The Role of Banks and Main Shareholders
Historically, German banks have played a profound role in the corporate governance landscape. Unlike in some other countries where banks are strictly separated from industrial companies, German banks have traditionally held significant stakes in corporations and often had representatives on their supervisory boards. This close relationship meant that banks provided not only financing but also strategic guidance and oversight. While the direct shareholding by banks has decreased somewhat over the years due to regulatory changes and evolving market practices, their influence remains significant, especially through universal banking models where banks offer a wide range of financial services. They often act as key creditors, and their ongoing relationship with a company gives them a vested interest in its stability and success. Furthermore, the German system often features blockholders, meaning that a significant portion of shares is held by a small number of large shareholders, often including founding families, institutional investors, or other corporations. These blockholders, along with the banks, can exert considerable influence on the supervisory board and, consequently, on the company's strategic direction. This concentration of ownership can lead to more stable governance, as major shareholders often have a long-term perspective and a strong incentive to ensure the company's sustained performance. However, it can also raise concerns about the potential for these dominant shareholders to exercise undue influence or to prioritize their own interests over those of minority shareholders or other stakeholders. The interplay between banks, blockholders, and the employee representatives on the supervisory board creates a unique dynamic. It's a delicate balance of power and influence, where different interests must be negotiated and reconciled. The supervisory board acts as the forum where these discussions take place, aiming to forge consensus and steer the company towards a path that benefits its various constituent groups. Understanding these relationships is crucial to grasping the nuances of German corporate governance.
Transparency and Disclosure Requirements
In any robust governance system, transparency and disclosure are absolutely fundamental, and Germany is no exception. While the German model has its unique characteristics, it adheres to rigorous standards when it comes to keeping stakeholders informed. Companies are required by law to publish regular financial reports, including annual financial statements and interim reports. These disclosures provide crucial information about the company's financial health, performance, and strategic direction. The level of detail and frequency of these reports are designed to give investors, creditors, and other interested parties a clear picture of the company's operations. Furthermore, listed companies in Germany are subject to the rules of the German Stock Exchange, which imposes additional transparency and disclosure obligations. This includes timely disclosure of price-sensitive information that could affect the company's stock price. The German Corporate Governance Code (Deutscher Corporate Governance Kodex - DCGK) also plays a significant role. While it's not legally binding in its entirety, it provides recommendations and best practice guidelines for the management and supervision of listed companies. Companies are expected to comply with the code or explain why they deviate from its recommendations. The DCGK covers a wide range of topics, including the composition and functioning of the management and supervisory boards, executive compensation, and the handling of conflicts of interest. This emphasis on transparency helps to build trust and accountability. It ensures that decisions made by the management and supervisory boards are subject to public scrutiny, which can help to deter misconduct and promote good corporate citizenship. For investors, clear and consistent disclosure is vital for making informed investment decisions. For employees and other stakeholders, it provides assurance that the company is being managed responsibly and ethically. In essence, the German framework aims to strike a balance between protecting commercially sensitive information and ensuring sufficient transparency to maintain market confidence and stakeholder trust. It's a continuous effort to foster an environment where companies operate openly and accountably.

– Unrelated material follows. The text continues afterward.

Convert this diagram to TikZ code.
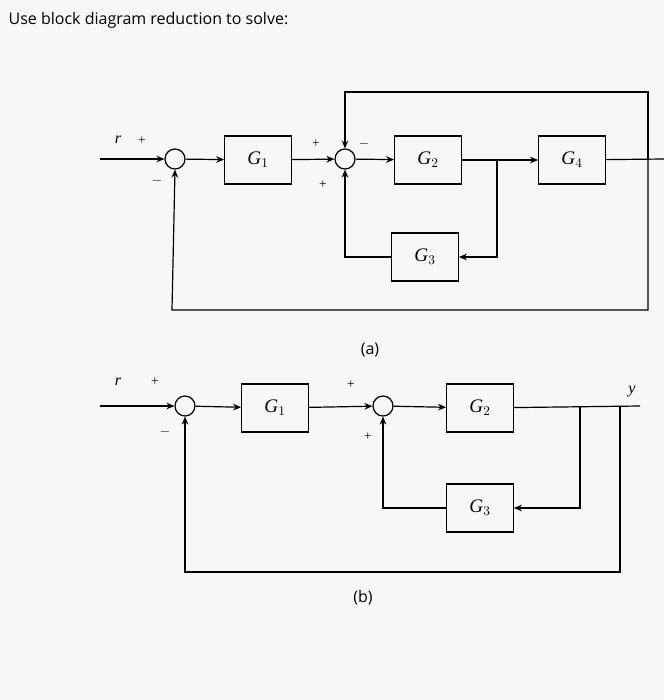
\documentclass[tikz,border=0pt]{standalone}
\usepackage{fontspec}
\setmainfont{Liberation Serif}
\newfontfamily\titlefont{Open Sans}
\usetikzlibrary{arrows.meta}
\begin{document}
\begin{tikzpicture}[x=0.75pt,y=-0.75pt,
  blk/.style={draw,line width=0.9pt,minimum width=50pt,minimum height=36pt,inner sep=0pt,font=\Large\itshape},
  sj/.style={draw,circle,line width=0.9pt,minimum size=15pt,inner sep=0pt},
  ln/.style={line width=0.9pt},
  ar/.style={ln,-{Stealth[length=6pt,width=5pt]}},
  sg/.style={font=\normalsize},
  captxt/.style={font=\titlefont\large}]
\useasboundingbox[fill=gray!6] (0,0) rectangle (664,700);
\node[anchor=west,font=\titlefont\large] (title) at (4,20) {Use block diagram reduction to solve:};
% ---------- (a)
\node[sj] (s1) at (175,159) {};
\node[blk] (g1) at (258,160) {G$_1$};
\node[sj] (s2) at (345,159) {};
\node[blk] (g2) at (428,160) {G$_2$};
\node[blk] (g4) at (572,160) {G$_4$};
\node[blk] (g3) at (425,257) {G$_3$};
\coordinate (ain) at (100,159);
\coordinate (aout) at (664,159);
\coordinate (ab) at (497,159);
\coordinate (afb) at (648,159);
\node[font=\large\itshape] (r1) at (118,140) {r};
\node[sg] (p1) at (142,141) {+};
\node[sg] (m1) at (157,181) {$-$};
\node[sg] (p2) at (316,144) {+};
\node[sg] (m2) at (364,144) {$-$};
\node[sg] (p3) at (323,185) {+};
\draw[ar] (ain) -- (s1);
\draw[ar] (s1) -- (g1);
\draw[ar] (g1) -- (s2);
\draw[ar] (s2) -- (g2);
\draw[ar] (g2) -- (g4);
\draw[ln] (g4) -- (aout);
\draw[ar] (ab) |- (g3.east);
\draw[ar] (g3.west) -| (s2.south);
\draw[ar] (afb) |- (345,92) -- (s2.north);
\draw[ar] (afb) |- (172,310) -- (s1.south);
\node[captxt] (capa) at (370,350) {(a)};
% ---------- (b)
\node[sj] (t1) at (185,406) {};
\node[blk] (h1) at (275,408) {G$_1$};
\node[sj] (t2) at (383,406) {};
\node[blk] (h2) at (480,408) {G$_2$};
\node[blk] (h3) at (480,508) {G$_3$};
\coordinate (bin) at (100,406);
\coordinate (bout) at (640,406);
\coordinate (bb) at (580,406);
\coordinate (bfb) at (620,406);
\node[font=\large\itshape] (r2) at (118,382) {r};
\node[sg] (q1) at (155,382) {+};
\node[sg] (n1) at (165,432) {$-$};
\node[sg] (q2) at (351,385) {+};
\node[sg] (q3) at (368,437) {+};
\node[font=\large\itshape] (yl) at (632,392) {y};
\draw[ar] (bin) -- (t1);
\draw[ar] (t1) -- (h1);
\draw[ar] (h1) -- (t2);
\draw[ar] (t2) -- (h2);
\draw[ln] (h2) -- (bout);
\draw[ar] (bb) |- (h3.east);
\draw[ar] (h3.west) -| (t2.south);
\draw[ar] (bfb) |- (185,572) -- (t1.south);
\node[captxt] (capb) at (363,598) {(b)};
\end{tikzpicture}
\end{document}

Challenges and Evolution of the Model
No system is perfect, guys, and the German corporate governance model has definitely faced its share of challenges and has evolved over time. One of the ongoing debates revolves around the efficiency of the two-tier board system, especially the supervisory board. Some critics argue that the extensive representation and the need for consensus-building can slow down decision-making, particularly in fast-paced global markets. The need to balance the interests of diverse stakeholders, while admirable, can sometimes lead to protracted negotiations and a more cautious approach to strategic initiatives. Another point of discussion is the influence of blockholders and banks. While they can provide stability, there's also the concern that their concentrated power might sometimes overshadow the interests of minority shareholders or hinder the introduction of new ideas. The shift away from direct bank shareholdings has also altered dynamics, requiring companies to find new ways to ensure effective oversight and strategic alignment. Furthermore, globalization and increased competition have put pressure on German companies to adapt. There's been a noticeable trend towards greater adoption of practices more aligned with international norms, particularly regarding executive compensation and the structure of boards, especially for companies with significant international operations or listings on foreign stock exchanges. Some companies have opted for a more flexible approach, sometimes moving towards a one-tier board structure for their foreign subsidiaries or adopting hybrid models. However, the core principles of stakeholder engagement and the two-tier board system remain deeply embedded in the German corporate culture. The co-determination principle, while sometimes debated for its impact on efficiency, continues to be a defining feature, reflecting a strong societal commitment to employee rights and involvement. The ongoing evolution of the German model is a testament to its adaptability. It's a system that is constantly seeking to strike the right balance between tradition and the demands of a modern, globalized economy, ensuring that it remains relevant and effective in promoting responsible and sustainable business practices for the long haul. It's a work in progress, always striving to be better.